State the number of lines in these records holding "that". Say nothing more.

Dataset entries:
++++

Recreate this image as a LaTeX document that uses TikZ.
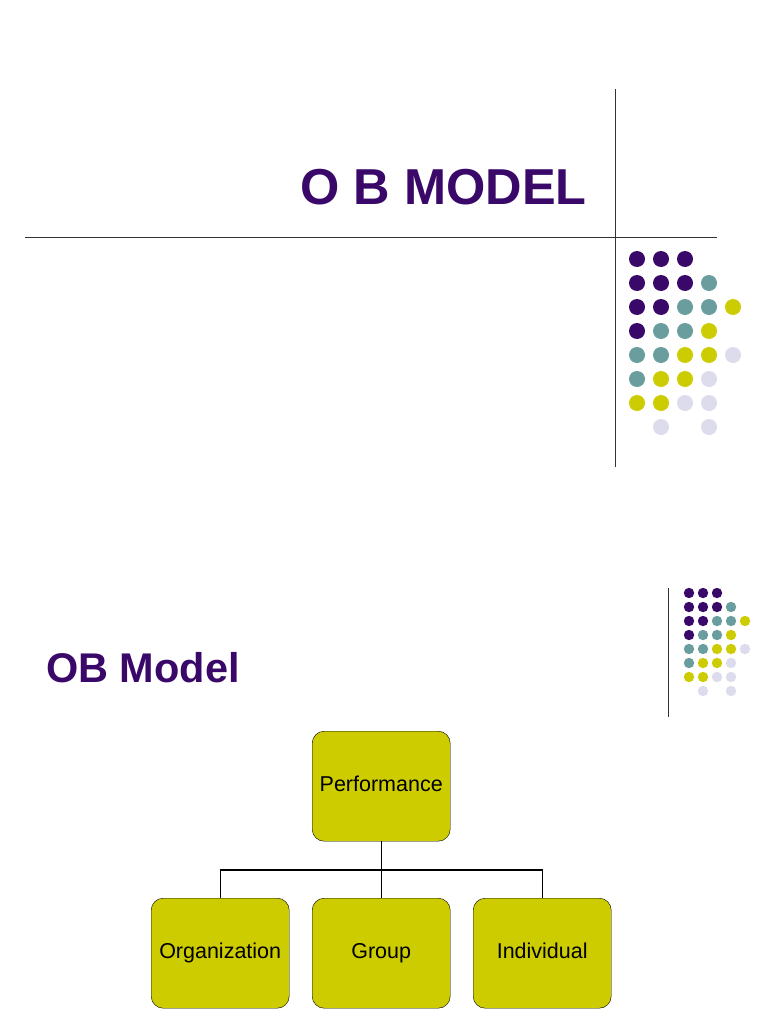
\documentclass[tikz,border=0pt]{standalone}
\usepackage{fontspec}
\setmainfont{Liberation Sans}
\begin{document}
\begin{tikzpicture}[x=1pt,y=-1pt]
\definecolor{pp}{HTML}{3A0868}
\definecolor{tl}{HTML}{6A9E9E}
\definecolor{yl}{HTML}{CCCC00}
\definecolor{lv}{HTML}{DCDCEC}
\tikzset{box/.style={draw=black,fill=yl,rounded corners=12pt,minimum width=138pt,minimum height=110pt,font=\fontsize{21.5}{24}\selectfont,text height=15pt,text depth=4pt,anchor=north west},
 rule/.style={draw=black!80,line width=0.8pt},
 conn/.style={draw=black,line width=1.2pt}}
\useasboundingbox (0,0) rectangle (768,1024);
\fill[white] (0,0) rectangle (768,1024);
% slide 1
\draw[rule] (25,237) -- (717,237);
\draw[rule] (615,89) -- (615,467);
\node[text=pp,font=\bfseries\fontsize{50.5}{60}\selectfont,anchor=east,inner sep=0] (t1) at (587,187) {O B MODEL};
\foreach \r/\row in {0/{pp,pp,pp},1/{pp,pp,pp,tl},2/{pp,pp,tl,tl,yl},3/{pp,tl,tl,yl},4/{tl,tl,yl,yl,lv},5/{tl,yl,yl,lv},6/{yl,yl,lv,lv},7/{white,lv,white,lv}}{
  \foreach \c [count=\i from 0] in \row {
    \fill[\c] (637+24*\i,259+24*\r) circle (8);
    \fill[\c] (689+14*\i,593+14*\r) circle (5.2);
  }
}
% slide 2
\draw[rule] (668,588) -- (668,717);
\node[text=pp,font=\bfseries\fontsize{41.5}{46}\selectfont,anchor=west,inner sep=0] (t2) at (46,668) {OB Model};
\node[box] (perf) at (312,731) {Performance};
\node[box] (org) at (151,898) {Organization};
\node[box] (grp) at (312,898) {Group};
\node[box] (ind) at (473,898) {Individual};
\coordinate (j) at (381,870);
\draw[conn] (perf.south) -- (grp.north);
\draw[conn] (org.north) |- (j) -| (ind.north);
\end{tikzpicture}
\end{document}
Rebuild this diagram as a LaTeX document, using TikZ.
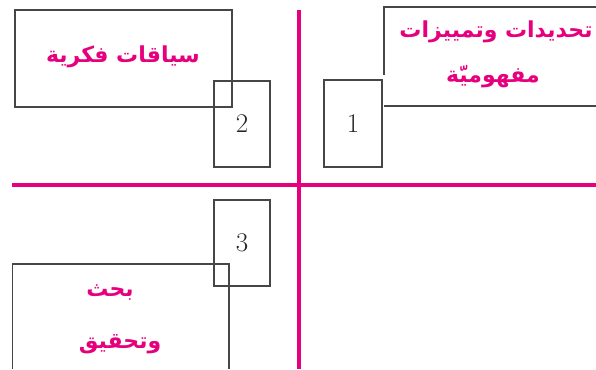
\documentclass[tikz,border=0pt]{standalone}
\usepackage{fontspec}
\newfontfamily\arabicfont[Script=Arabic]{DejaVu Sans}
\TeXXeTstate=1
\definecolor{pinkline}{RGB}{230,0,126}
\definecolor{boxgray}{RGB}{70,70,70}
\tikzset{
  divider/.style={draw=pinkline, line width=4pt},
  frame/.style={draw=boxgray, line width=1.1pt},
  numbox/.style={frame, rectangle, inner sep=0pt, font=\fontsize{27}{30}\selectfont, text=black!85},
  plainbox/.style={frame, rectangle, inner sep=0pt},
  artext/.style={text=pinkline, font=\arabicfont\bfseries\fontsize{22}{26}\selectfont, inner sep=0pt},
}
\begin{document}
\begin{tikzpicture}[x=1pt,y=-1pt]
\useasboundingbox (0,0) rectangle (596,369);
% dividers
\coordinate (vtop) at (299,10);
\coordinate (vbot) at (299,369);
\coordinate (hl) at (12,185);
\coordinate (hr) at (596,185);
\draw[divider] (vtop) -- (vbot);
\draw[divider] (hl) -- (hr);
% quadrant 2 (top left)
\coordinate (c1) at (15,10);
\coordinate (c2) at (232,107);
\draw[frame] (c1) rectangle (c2);
\node[artext] (ctx) at (123,57) {\beginR سياقات فكرية\endR};
\node[numbox, minimum width=56pt, minimum height=86pt] (b2) at (242,124) {2};
% quadrant 1 (top right)
\coordinate (t1) at (384,75);
\coordinate (t2) at (384,7);
\coordinate (t3) at (596,7);
\coordinate (t4) at (596,106);
\coordinate (t5) at (384,106);
\draw[frame] (t1) -- (t2) -- (t3);
\draw[frame] (t4) -- (t5);
\node[artext] (def1) at (496,32) {\beginR تحديدات وتمييزات\endR};
\node[artext] (def2) at (493,77) {\beginR مفهوميّة\endR};
\node[numbox, minimum width=58pt, minimum height=87pt] (b1) at (353,123.5) {1};
% quadrant 3 (bottom left)
\node[numbox, minimum width=56pt, minimum height=86pt] (b3) at (242,243) {3};
\coordinate (r1) at (12.5,264);
\coordinate (r2) at (229,369);
\coordinate (r3) at (12.5,369);
\draw[frame] (r3) -- (r1) -- (229,264) -- (r2);
\node[artext] (res1) at (110,292) {\beginR بحث\endR};
\node[artext] (res2) at (120,344) {\beginR وتحقيق\endR};
\end{tikzpicture}
\end{document}
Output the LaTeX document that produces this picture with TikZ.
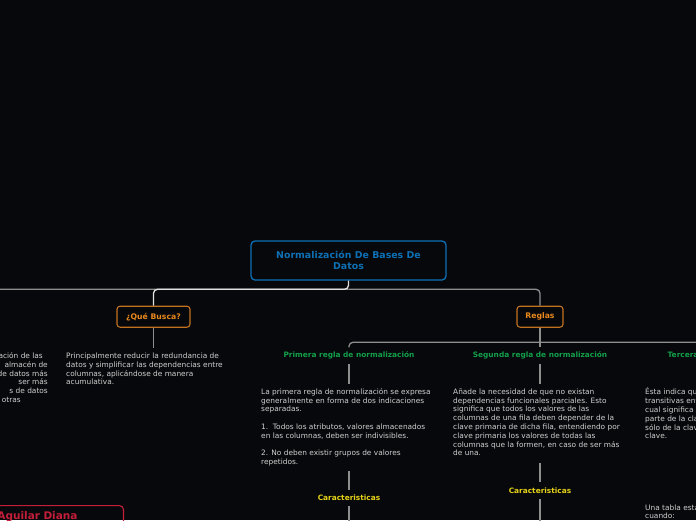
\documentclass[tikz,border=0pt]{standalone}
\usepackage{fontspec}
\setmainfont{DejaVu Sans}
\definecolor{mapbg}{HTML}{07080B}
\definecolor{linegray}{HTML}{8E8E8E}
\definecolor{wirewhite}{HTML}{E2E2E2}
\definecolor{rootblue}{HTML}{0E70B4}
\definecolor{subbrown}{HTML}{C2711F}
\definecolor{suborange}{HTML}{E8881C}
\definecolor{rulegreen}{HTML}{12A04A}
\definecolor{caryellow}{HTML}{E6D318}
\definecolor{namered}{HTML}{C41E3A}
\definecolor{bodygray}{HTML}{D0D0D0}
\newcommand{\bodysize}{\fontsize{7.4}{8.8}\selectfont}

\begin{document}
\begin{tikzpicture}[x=1pt,y=-1pt,
  wire/.style={draw=linegray, line width=1.3pt, rounded corners=4pt},
  mainwire/.style={wire, draw=wirewhite},
  topicbox/.style={draw=rootblue, line width=1.3pt, rounded corners=4pt, text=rootblue, font=\fontsize{9.4}{11}\selectfont\bfseries, align=center, minimum width=195pt, minimum height=39pt, inner sep=0pt},
  subbox/.style={draw=subbrown, line width=1.1pt, rounded corners=3pt, text=suborange, font=\fontsize{7.7}{9}\selectfont\bfseries, minimum height=21pt, inner sep=0pt},
  rulehead/.style={text=rulegreen, font=\fontsize{7.4}{9}\selectfont\bfseries, minimum height=16pt, inner sep=0pt},
  carhead/.style={text=caryellow, font=\fontsize{7.4}{9}\selectfont\bfseries, minimum height=16pt, inner sep=0pt},
  bodytxt/.style={text=bodygray, font=\bodysize, align=left, inner xsep=0pt, inner ysep=3.9pt},
  namebox/.style={draw=namered, line width=1.1pt, rounded corners=4pt, text=namered, font=\fontsize{10.5}{12.5}\selectfont\bfseries, text width=122pt, align=left, inner xsep=4pt, inner ysep=6pt}]
\useasboundingbox (0,0) rectangle (696,520);
\fill[mapbg] (0,0) rectangle (696,520);

% central topic
\node[topicbox] (root) at (348.5,260.5) {Normalización De Bases De\\Datos};
\coordinate (hub) at (348.5,289.3);
\coordinate (leftoff) at (-40,330);

% main branches
\node[subbox, minimum width=73pt] (busca) at (153.5,316.7) {¿Qué Busca?};
\node[subbox, minimum width=46pt] (reglas) at (540,316.7) {Reglas};
\draw[wire] (hub) -| (leftoff);
\draw[mainwire] (root.south) -- (hub) -| (busca.north);
\draw[wire] (hub) -| (reglas.north);

% texts under the left branches
\node[bodytxt, align=right, anchor=north east] (leftxt) at (48,348.2) {\strut ación de las\hspace*{5pt}\\almacén de\hspace*{2pt}\\de datos más\\ser más\hspace*{16pt}\\s de datos\hspace*{9pt}\\otras\hspace*{27pt}};
\node[bodytxt, anchor=north west] (buscatxt) at (66,348.2) {\strut Principalmente reducir la redundancia de\\datos y simplificar las dependencias entre\\columnas, aplicándose de manera\\acumulativa.\strut};
\draw[wire] (busca.south) -- (busca.south |- buscatxt.north);

% the three rules
\coordinate (rhub) at (540,342.3);
\node[rulehead] (primera) at (349,355.5) {Primera regla de normalización};
\node[rulehead] (segunda) at (540,355.5) {Segunda regla de normalización};
\node[rulehead] (tercera) at (732,355.5) {Tercera regla de normalización};
\draw[wire] (reglas.south) -- (rhub);
\draw[wire] (rhub) -| (primera.north);
\draw[wire] (rhub) -- (segunda.north);
\draw[wire] (rhub) -| (tercera.north);

\node[bodytxt, anchor=north west] (primeratxt) at (261,384) {\strut La primera regla de normalización se expresa\\generalmente en forma de dos indicaciones\\separadas.\\[8.8pt]1.\ \ Todos los atributos, valores almacenados\\en las columnas, deben ser indivisibles.\\[8.8pt]2. No deben existir grupos de valores\\repetidos.\strut};
\node[bodytxt, anchor=north west] (segundatxt) at (453,384) {\strut Añade la necesidad de que no existan\\dependencias funcionales parciales. Esto\\significa que todos los valores de las\\columnas de una fila deben depender de la\\clave primaria de dicha fila, entendiendo por\\clave primaria los valores de todas las\\columnas que la formen, en caso de ser más\\de una.\strut};
\node[bodytxt, anchor=north west] (terceratxt) at (645,384) {\strut Ésta indica que no deben existir dependencias\\transitivas entre columnas de una tabla, lo\\cual significa que las columnas que no forman\\parte de la clave primaria deben depender\\sólo de la clave, nunca de otra columna no\\clave.\strut};
\node[bodytxt, anchor=north west] (tablatxt) at (645,499.9) {\strut Una tabla está en tercera forma normal\\cuando:\strut};
\draw[wire] (primera.south) -- (primera.south |- primeratxt.north);
\draw[wire] (segunda.south) -- (segunda.south |- segundatxt.north);
\draw[wire] (tercera.south) -- (tercera.south |- terceratxt.north);

% characteristics
\node[carhead] (primcar) at (349,498) {Caracteristicas};
\node[carhead] (segcar) at (540,490.5) {Caracteristicas};
\coordinate (primend) at (349,530);
\coordinate (segend) at (540,530);
\draw[wire] (primcar.north |- primeratxt.south) -- (primcar.north);
\draw[wire] (segcar.north |- segundatxt.south) -- (segcar.north);
\draw[wire] (primcar.south) -- (primend);
\draw[wire] (segcar.south) -- (segend);

% author
\node[namebox, anchor=north east] (author) at (124,505) {Aguilar Diana};
\end{tikzpicture}
\end{document}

++++

_WRITTEN SOLUTION_
2